According to reports from The Hollywood Reporter and Kotaku, the production was marred by conflict, resulting in multiple versions of the final cut being screened simultaneously.
The financial fallout was immediate. Fox News reported a 73% plunge in ticket sales during the film’s second weekend.
A Studio in “Panic Mode”
The collapse was not merely a matter of bad timing, but of a fractured production. The Hollywood Reporter cited “creative differences” as the catalyst for a chaotic rollout. Kotaku reported that the presence of competing cuts suggested a studio in “panic mode,” unable to commit to a single vision for the character.

This instability translated directly into lost revenue. The 73% drop in ticket sales noted by Fox News signals a total public rejection rather than a typical soft opening. Meanwhile, Young Washington captured key domestic demographic quadrants, riding a patriotic surge in viewership that effectively obliterated Supergirl’s market share.
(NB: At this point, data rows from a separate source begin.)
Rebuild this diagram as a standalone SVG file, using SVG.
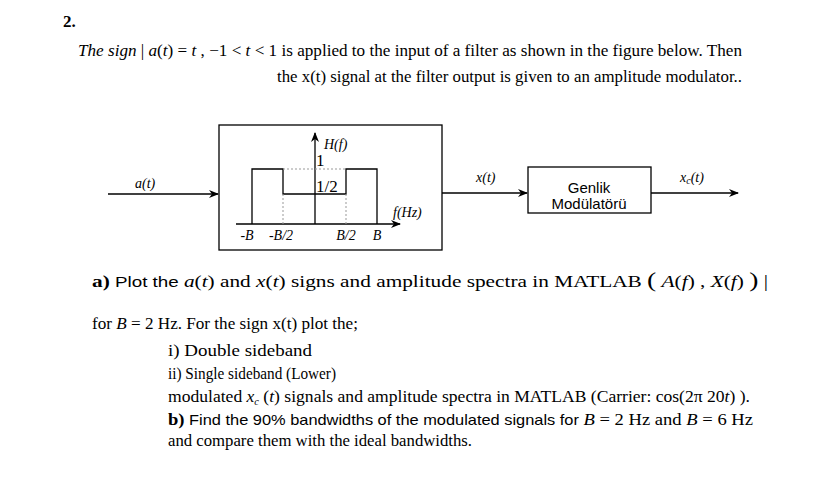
<svg xmlns="http://www.w3.org/2000/svg" width="823" height="479" viewBox="0 0 823 479">
<style>
.t{font-family:"Liberation Serif",serif;font-size:17px;fill:#000}
.s{font-family:"Liberation Sans",sans-serif;font-size:15px;fill:#000}
.m{font-family:"Liberation Serif",serif;font-style:italic;font-size:14px;fill:#000}
.ln{stroke:#000;stroke-width:1.3;fill:none}
.dot{stroke:#999;stroke-width:1;stroke-dasharray:2 2;fill:none}
</style>
<defs><marker id="ar" markerWidth="10" markerHeight="8" refX="9" refY="4" orient="auto" markerUnits="userSpaceOnUse"><path d="M0,0 L10,4 L0,8 L3,4 Z" fill="#000"/></marker></defs>
<rect width="823" height="479" fill="#fff"/>
<text x="63" y="27" class="t" font-weight="bold">2.</text>
<text x="78" y="56" class="t" textLength="664" lengthAdjust="spacingAndGlyphs"><tspan font-style="italic">The sign</tspan> | <tspan font-style="italic">a</tspan>(<tspan font-style="italic">t</tspan>) = <tspan font-style="italic">t</tspan> , −1 &lt; <tspan font-style="italic">t</tspan> &lt; 1  is applied to the input of a filter as shown in the figure below. Then</text>
<text x="277" y="82" class="t" textLength="465" lengthAdjust="spacingAndGlyphs">the x(t) signal at the filter output is given to an amplitude modulator..</text>
<g id="filter">
<rect x="219" y="125" width="223" height="125" class="ln" fill="#fff"/>
<line x1="236" y1="224" x2="400" y2="224" class="ln" marker-end="url(#ar)"/>
<line x1="315" y1="224" x2="315" y2="133" class="ln" marker-end="url(#ar)"/>
<polyline points="252,224 252,169 283,169 283,194 346,194 346,169 377,169 377,224" class="ln"/>
<line x1="283" y1="169" x2="346" y2="169" class="dot"/>
<line x1="283" y1="194" x2="283" y2="224" class="dot"/>
<line x1="346" y1="194" x2="346" y2="224" class="dot"/>
<text x="324" y="149" class="m" font-size="15">H(f)</text>
<text x="316" y="166" class="t" font-size="11">1</text>
<text x="316" y="192" class="t" font-size="11">1/2</text>
<text x="393" y="217" class="m" font-size="15">f(Hz)</text>
<text x="247" y="240" class="m" font-size="12" text-anchor="middle">-B</text>
<text x="281" y="240" class="m" font-size="12" text-anchor="middle">-B/2</text>
<text x="346" y="240" class="m" font-size="12" text-anchor="middle">B/2</text>
<text x="377" y="240" class="m" font-size="12" text-anchor="middle">B</text>
</g>
<g id="modulator">
<rect x="528" y="167" width="123" height="46" class="ln" fill="#fff"/>
<text x="589" y="193" class="s" font-size="11" text-anchor="middle">Genlik</text>
<text x="589" y="209" class="s" font-size="11" text-anchor="middle">Modülatörü</text>
</g>
<g id="connectors">
<line x1="108" y1="194" x2="218" y2="194" class="ln" marker-end="url(#ar)"/>
<line x1="442" y1="193" x2="527" y2="193" class="ln" marker-end="url(#ar)"/>
<line x1="651" y1="193" x2="738" y2="193" class="ln" marker-end="url(#ar)"/>
<text x="135" y="188" class="m" font-size="15">a(t)</text>
<text x="476" y="182" class="m" font-size="15">x(t)</text>
<text x="680" y="182" class="m" font-size="15">x<tspan font-size="10" dy="2">c</tspan><tspan dy="-2">(t)</tspan></text>
</g>
<text x="92" y="287" class="t" textLength="676" lengthAdjust="spacingAndGlyphs"><tspan font-weight="bold">a)</tspan><tspan class="s" font-size="16"> Plot the </tspan><tspan font-style="italic">a</tspan>(<tspan font-style="italic">t</tspan>)   and   <tspan font-style="italic">x</tspan>(<tspan font-style="italic">t</tspan>) signs and amplitude spectra in MATLAB <tspan font-size="22">(</tspan> <tspan font-style="italic">A</tspan>(<tspan font-style="italic">f</tspan>) , <tspan font-style="italic">X</tspan>(<tspan font-style="italic">f</tspan>) <tspan font-size="22">)</tspan>   |</text>
<text x="92" y="329" class="t" textLength="266" lengthAdjust="spacingAndGlyphs">for <tspan font-style="italic">B</tspan> = 2 Hz. For the sign x(t) plot the;</text>
<text x="168" y="356" class="t" textLength="144" lengthAdjust="spacingAndGlyphs">i)   Double sideband</text>
<text x="168" y="379" class="t" textLength="168" lengthAdjust="spacingAndGlyphs">ii) Single sideband (Lower)</text>
<text x="168" y="402" class="t" textLength="582" lengthAdjust="spacingAndGlyphs">modulated <tspan font-style="italic">x</tspan><tspan font-style="italic" font-size="10" dy="3">c</tspan><tspan dy="-3"> (</tspan><tspan font-style="italic">t</tspan>) signals and amplitude spectra in MATLAB (Carrier: cos(2π 20<tspan font-style="italic">t</tspan>) ).</text>
<text x="168" y="425" class="t" textLength="585" lengthAdjust="spacingAndGlyphs"><tspan font-weight="bold">b)</tspan><tspan class="s" font-size="16"> Find the 90% bandwidths of the modulated signals for </tspan><tspan font-style="italic">B</tspan> = 2 Hz and <tspan font-style="italic">B</tspan> = 6 Hz</text>
<text x="168" y="446" class="t" textLength="304" lengthAdjust="spacingAndGlyphs">and compare them with the ideal bandwidths.</text>
</svg>
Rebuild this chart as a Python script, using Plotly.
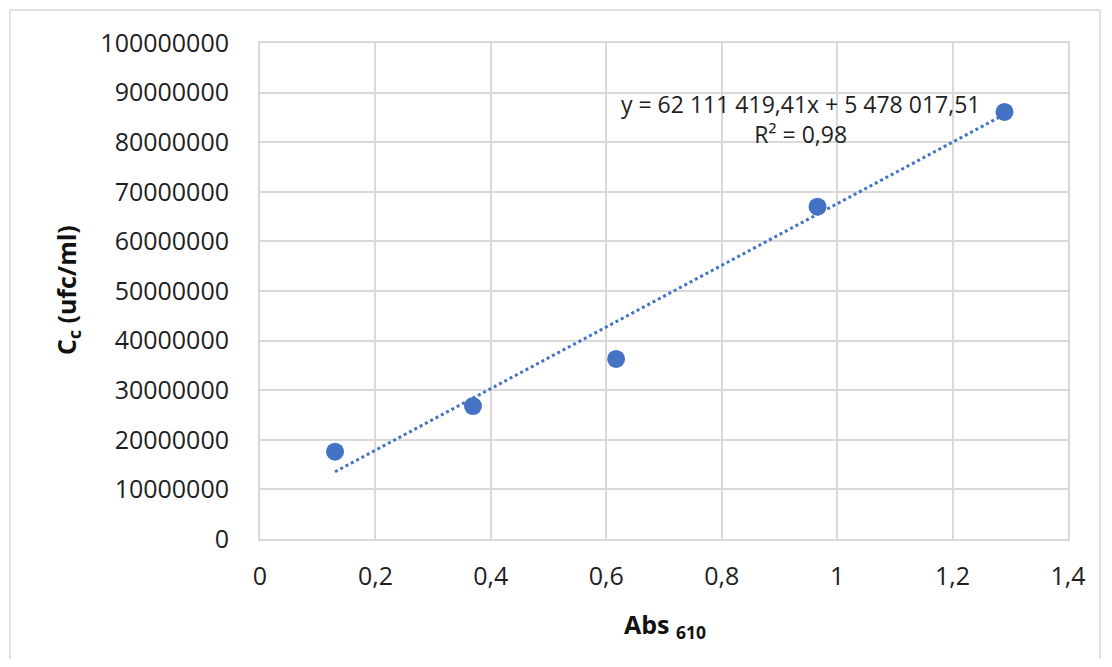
import plotly.graph_objects as go

# Data
abs_610 = [0.13, 0.369, 0.617, 0.966, 1.29]
cc_ufc_ml = [17.6e6, 26.8e6, 36.3e6, 67.0e6, 86.1e6]

# Trendline coefficients as printed on the chart
slope = 62111419.41
intercept = 5478017.51
equation_text = "y = 62 111 419,41x + 5 478 017,51<br>R² = 0,98"

x_tickvals = [0, 0.2, 0.4, 0.6, 0.8, 1.0, 1.2, 1.4]
x_ticktext = ["0", "0,2", "0,4", "0,6", "0,8", "1", "1,2", "1,4"]
y_tickvals = [0, 10e6, 20e6, 30e6, 40e6, 50e6, 60e6, 70e6, 80e6, 90e6, 100e6]
y_ticktext = ["0", "10000000", "20000000", "30000000", "40000000", "50000000",
              "60000000", "70000000", "80000000", "90000000", "100000000"]

BLUE = "#4472C4"
GRID = "#D9D9D9"
TXT = "#1e1e1e"
FONT = "Open Sans"

trend_x = [min(abs_610), max(abs_610)]
trend_y = [slope * v + intercept for v in trend_x]

fig = go.Figure()
fig.add_trace(go.Scatter(
    x=trend_x, y=trend_y, mode="lines",
    line=dict(color=BLUE, width=3, dash="dot"),
    hoverinfo="skip", showlegend=False))
fig.add_trace(go.Scatter(
    x=abs_610, y=cc_ufc_ml, mode="markers",
    marker=dict(color=BLUE, size=18, line=dict(width=0)),
    showlegend=False))

# page body has an 8px margin; figure coords = screen coords - 8
OFF = 8
W, H = 1096, 651
PL, PR, PT, PB = 260, 1068, 43, 539          # plot area in screen pixels
L, R, T, B = PL - OFF, W - (PR - OFF), PT - OFF, H - (PB - OFF)
pw, ph = W - L - R, H - T - B

def sx(px):
    return (px - PL) / pw

def sy(py):
    return (PB - py) / ph

fig.update_layout(
    width=W, height=H,
    margin=dict(l=L, r=R, t=T, b=B),
    paper_bgcolor="white", plot_bgcolor="white",
    font=dict(family=FONT, color=TXT, size=25),
    xaxis=dict(range=[0, 1.4], tickvals=x_tickvals, ticktext=x_ticktext,
               showgrid=True, gridcolor=GRID, gridwidth=2,
               showline=True, linecolor=GRID, linewidth=2, mirror=True,
               zeroline=False, ticks="", ticklabelstandoff=14,
               tickfont=dict(size=25, family=FONT, color=TXT)),
    yaxis=dict(range=[0, 100e6], tickvals=y_tickvals, ticktext=y_ticktext,
               showgrid=True, gridcolor=GRID, gridwidth=2,
               showline=True, linecolor=GRID, linewidth=2, mirror=True,
               zeroline=False, ticks="", ticklabelstandoff=24,
               tickfont=dict(size=25, family=FONT, color=TXT)),
    shapes=[dict(type="rect", xref="paper", yref="paper",
                 x0=sx(10), x1=sx(1100),
                 y0=sy(700), y1=sy(10),
                 line=dict(color="#D9D9D9", width=1.5), layer="below")],
    annotations=[
        dict(text=equation_text, xref="paper", yref="paper",
             x=sx(800), y=sy(119),
             xanchor="center", yanchor="middle", showarrow=False,
             align="center", font=dict(size=23, family=FONT, color=TXT)),
        dict(text="<b>C<sub>c</sub> (ufc/ml)</b>", xref="paper", yref="paper",
             x=sx(67), y=sy(290), textangle=-90,
             xanchor="center", yanchor="middle", showarrow=False,
             font=dict(size=25, family=FONT, color="#111111")),
        dict(text="<b>Abs <sub>610</sub></b>", xref="paper", yref="paper",
             x=sx(665), y=sy(625),
             xanchor="center", yanchor="middle", showarrow=False,
             font=dict(size=25, family=FONT, color="#111111")),
    ],
)

fig.write_html("out.html")
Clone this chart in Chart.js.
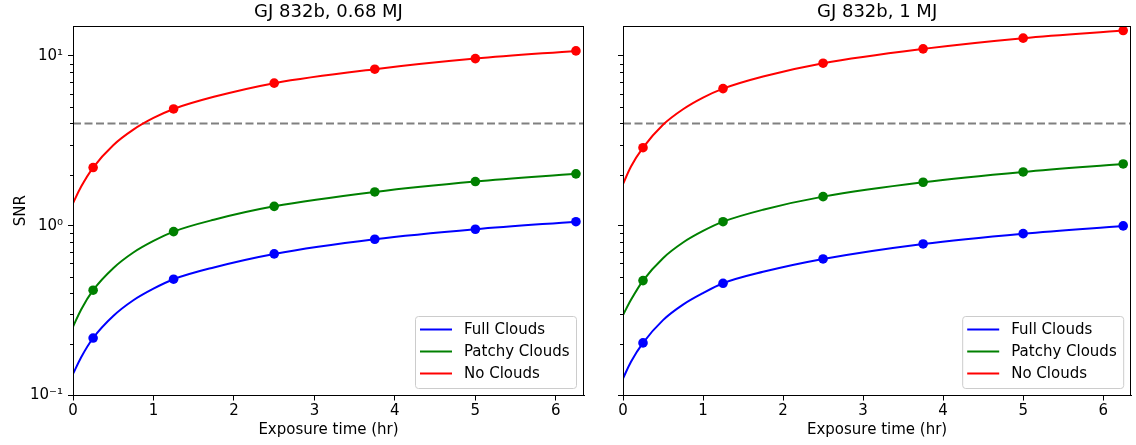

The Gap Between Art and Metrics
A sharp divide has emerged between the film’s financial data and its critical reception. The Guardian labeled the movie a “box office catastrophe,” yet Ars Technica argued the film itself was “not the disaster its low box office suggests.”
The conflict lies between artistic quality and corporate metrics. While the film may have been narratively and technically sound, it failed the “billion-dollar metric” demanded by shareholders. In today’s market, being “good” is insufficient if a product cannot penetrate the specific demographics required to offset a massive production budget.
| Source | Verdict | Primary Focus |
|---|---|---|
| Fox News | Obliterated | 73% drop vs. ‘Young Washington’ |
| The Guardian | Catastrophe | Broader superhero genre failure |
| Ars Technica | Misunderstood | Film quality vs. ticket sales |
Systemic Failures in the DC Pipeline
DC now faces a rigorous audit of its pre- and post-production pipelines. The fact that a major release reached screenings with “competing cuts” points to a systemic failure in how the studio manages creative leads and showrunners.
The industry is now debating whether this failure will trigger a return to strict studio oversight or a total shift in storytelling strategy. The success of Young Washington suggests “superhero fatigue” is a reality; audiences are drifting away from recognizable characters toward narratives that feel culturally resonant.
The Future of the Blockbuster Model
If the traditional blockbuster model continues to falter, studios may pivot toward more aggressive Subscription Video on Demand (SVOD) strategies to recoup losses or contract production budgets across the board.
For DC, the lesson is clear: brand equity cannot protect a fractured production.